Instruction:
Begin with the first line of the material and write out each line exactly, ending with the line that contains "df = pd.DataFrame(rows)". Pictures are not part of the copy.

Entries with chart source code:
_____

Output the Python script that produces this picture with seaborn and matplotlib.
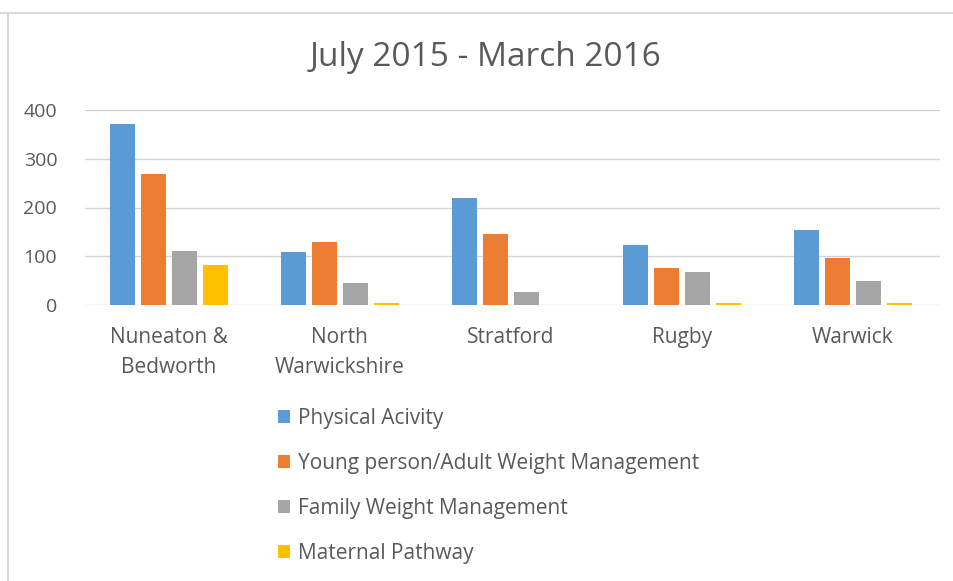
import matplotlib
matplotlib.use("Agg")
import matplotlib.pyplot as plt
import seaborn as sns
import pandas as pd
from matplotlib.patches import Patch
from matplotlib.lines import Line2D

categories = ["Nuneaton &\nBedworth", "North\nWarwickshire", "Stratford", "Rugby", "Warwick"]
series_names = ["Physical Acivity", "Young person/Adult Weight Management",
                "Family Weight Management", "Maternal Pathway"]
physical = [372, 108, 219, 124, 153]
young_adult = [269, 129, 146, 75, 96]
family = [111, 46, 26, 67, 50]
maternal = [83, 5, 0, 5, 5]
colors = ["#5b9bd5", "#ed7d31", "#a5a5a5", "#ffc000"]
yticks = [0, 100, 200, 300, 400]

rows = []
for name, vals in zip(series_names, [physical, young_adult, family, maternal]):
    for c, v in zip(categories, vals):
        rows.append({"Area": c, "Series": name, "Value": v})
df = pd.DataFrame(rows)

sns.set_theme(style="white")
plt.rcParams["font.family"] = ["Open Sans", "DejaVu Sans"]
text_col = "#595959"

fig = plt.figure(figsize=(9.54, 5.81), dpi=100)
ax = fig.add_axes([85/954, 1-305/581, (940-85)/954, (305-110)/581])
sns.barplot(data=df, x="Area", y="Value", hue="Series", palette=colors,
            order=categories, hue_order=series_names, width=0.725, gap=0.2,
            saturation=1, legend=False, ax=ax, errorbar=None,
            edgecolor="none", zorder=3)
ax.set_ylim(0, 400)
ax.set_xlim(-0.49, 4.51)
ax.set_yticks(yticks)
ax.set_yticklabels([str(t) for t in yticks])
ax.yaxis.grid(True, color="#d4d4d4", linewidth=1.0, zorder=0)
ax.set_axisbelow(True)
for s in ax.spines.values():
    s.set_visible(False)
ax.set_xlabel("")
ax.set_ylabel("")
ax.tick_params(axis="y", length=0, pad=20, labelsize=14, labelcolor=text_col)
ax.tick_params(axis="x", length=0, pad=16, labelsize=15, labelcolor=text_col)
for lbl in ax.get_xticklabels():
    lbl.set_linespacing(1.55)

fig.text(486/954, 1-58/581, "July 2015 - March 2016", ha="center", va="center",
         fontsize=24, color=text_col)

handles = [Patch(facecolor=c, edgecolor="none") for c in colors]
leg = fig.legend(handles, series_names, loc="upper left",
                 bbox_to_anchor=(259/954, 1-389/581), frameon=False,
                 fontsize=15, labelcolor=text_col, handlelength=0.6,
                 handleheight=0.6, handletextpad=0.35, labelspacing=1.15)

# chart border
fig.add_artist(Line2D([0, 1], [1-13/581, 1-13/581], color="#d9d9d9", lw=1.5,
                      transform=fig.transFigure))
fig.add_artist(Line2D([8/954, 8/954], [0, 1-13/581], color="#d9d9d9", lw=1.5,
                      transform=fig.transFigure))

fig.savefig("out.png", dpi=100)
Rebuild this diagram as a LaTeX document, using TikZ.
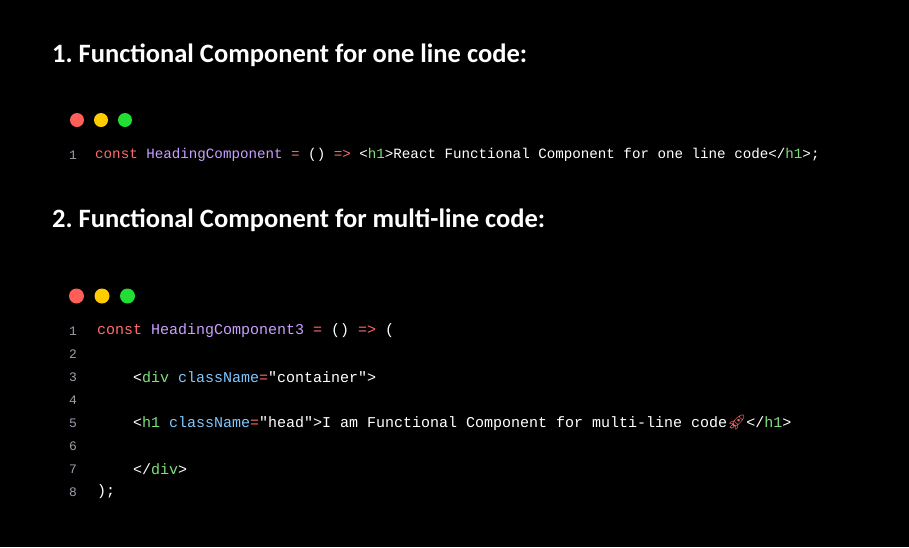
\documentclass[tikz,border=0pt]{standalone}
\usepackage{fontspec}
\setmainfont{Carlito}
\setmonofont{Liberation Mono}
\newfontfamily\emojifont{Noto Emoji}
\usetikzlibrary{positioning}
\definecolor{kwred}{HTML}{FF6B6B}
\definecolor{idpurple}{HTML}{C9A0FF}
\definecolor{taggreen}{HTML}{7EE07A}
\definecolor{attrblue}{HTML}{7FC8FF}
\definecolor{numgray}{HTML}{9AA0AA}
\definecolor{dotred}{HTML}{FF5F57}
\definecolor{dotyellow}{HTML}{FFCC00}
\definecolor{dotgreen}{HTML}{22DD33}
\newcommand{\kw}[1]{\textcolor{kwred}{#1}}
\newcommand{\idn}[1]{\textcolor{idpurple}{#1}}
\newcommand{\tg}[1]{\textcolor{taggreen}{#1}}
\newcommand{\at}[1]{\textcolor{attrblue}{#1}}
\begin{document}
\begin{tikzpicture}[x=1pt,y=-1pt,
  heading/.style={anchor=west,text=white,font=\bfseries\fontsize{26.5}{30}\selectfont,inner sep=0pt},
  lineno/.style={anchor=west,text=numgray,font=\ttfamily\fontsize{13}{15}\selectfont,inner sep=0pt},
  codeline/.style={anchor=west,text=white,font=\ttfamily\fontsize{14.2}{16}\selectfont,inner sep=0pt},
  bigcode/.style={codeline,font=\ttfamily\fontsize{15}{17}\selectfont}]
\fill[black] (0,0) rectangle (909,547);
\useasboundingbox (0,0) rectangle (909,547);
% headings
\node[heading] (h1) at (52,55) {1.\ Functional Component for one line code:};
\node[heading] (h2) at (52,220) {2.\ Functional Component for multi-line code:};
% window dots
\foreach \c [count=\i] in {dotred,dotyellow,dotgreen}{
  \fill[\c] (53+24*\i,120) circle (7);
  \fill[\c] (51+25.5*\i,296) circle (7.5);
}
% one line code
\node[lineno] (n1) at (69,155) {1};
\node[codeline] (c1) at (95,155) {\kw{const} \idn{HeadingComponent} \kw{=} () \kw{=>} <\tg{h1}>React Functional Component for one line code</\tg{h1}>;};
% multi-line code
\foreach \n in {1,...,8}
  \node[lineno] (m\n) at (69,308+23*\n) {\n};
\node[bigcode] (l1) at (97,331) {\kw{const} \idn{HeadingComponent3} \kw{=} () \kw{=>} (};
\node[bigcode] (l3) at (133,377) {<\tg{div} \at{className}\kw{=}"container">};
\node[bigcode] (l5) at (133,423) {<\tg{h1} \at{className}\kw{=}"head">I am Functional Component for multi-line code{\emojifont\textcolor{kwred}{🚀}}</\tg{h1}>};
\node[bigcode] (l7) at (133,469) {</\tg{div}>};
\node[bigcode] (l8) at (97,492) {);};
\end{tikzpicture}
\end{document}
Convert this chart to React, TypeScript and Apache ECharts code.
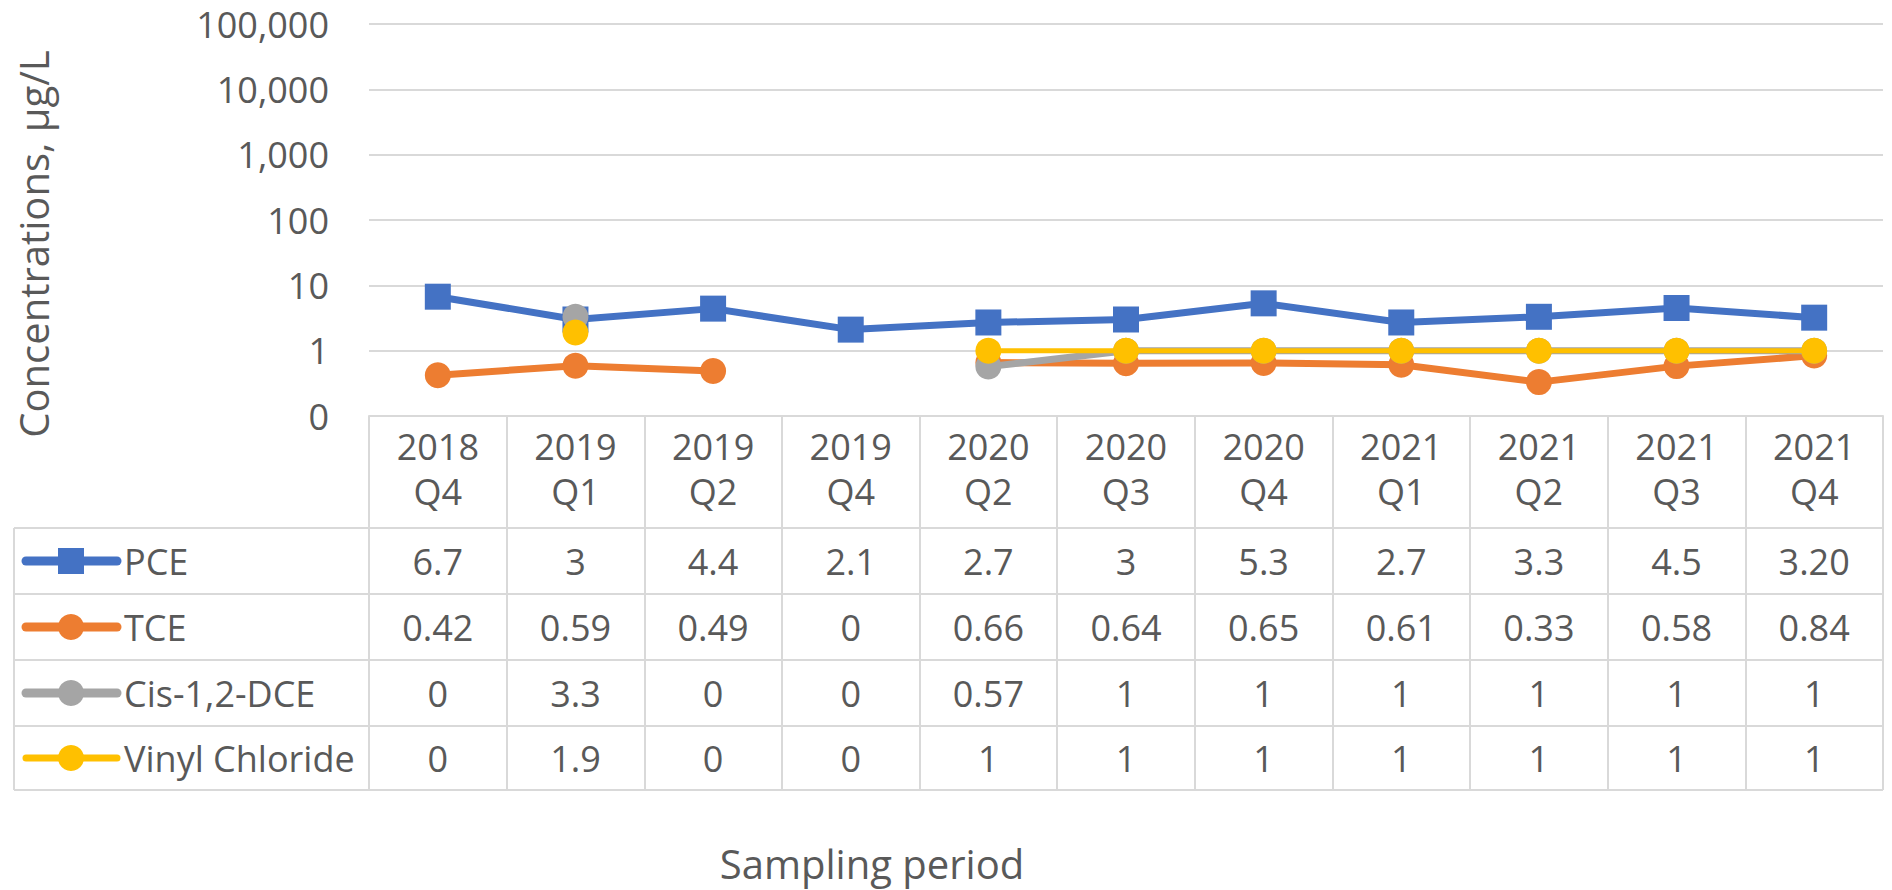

_____

Task output:
Output the Python script that produces this picture with seaborn and matplotlib.
import matplotlib
matplotlib.use("Agg")
import matplotlib.pyplot as plt
import seaborn as sns
import pandas as pd
from matplotlib.patches import Patch
from matplotlib.lines import Line2D

categories = ["Nuneaton &\nBedworth", "North\nWarwickshire", "Stratford", "Rugby", "Warwick"]
series_names = ["Physical Acivity", "Young person/Adult Weight Management",
                "Family Weight Management", "Maternal Pathway"]
physical = [372, 108, 219, 124, 153]
young_adult = [269, 129, 146, 75, 96]
family = [111, 46, 26, 67, 50]
maternal = [83, 5, 0, 5, 5]
colors = ["#5b9bd5", "#ed7d31", "#a5a5a5", "#ffc000"]
yticks = [0, 100, 200, 300, 400]

rows = []
for name, vals in zip(series_names, [physical, young_adult, family, maternal]):
    for c, v in zip(categories, vals):
        rows.append({"Area": c, "Series": name, "Value": v})
df = pd.DataFrame(rows)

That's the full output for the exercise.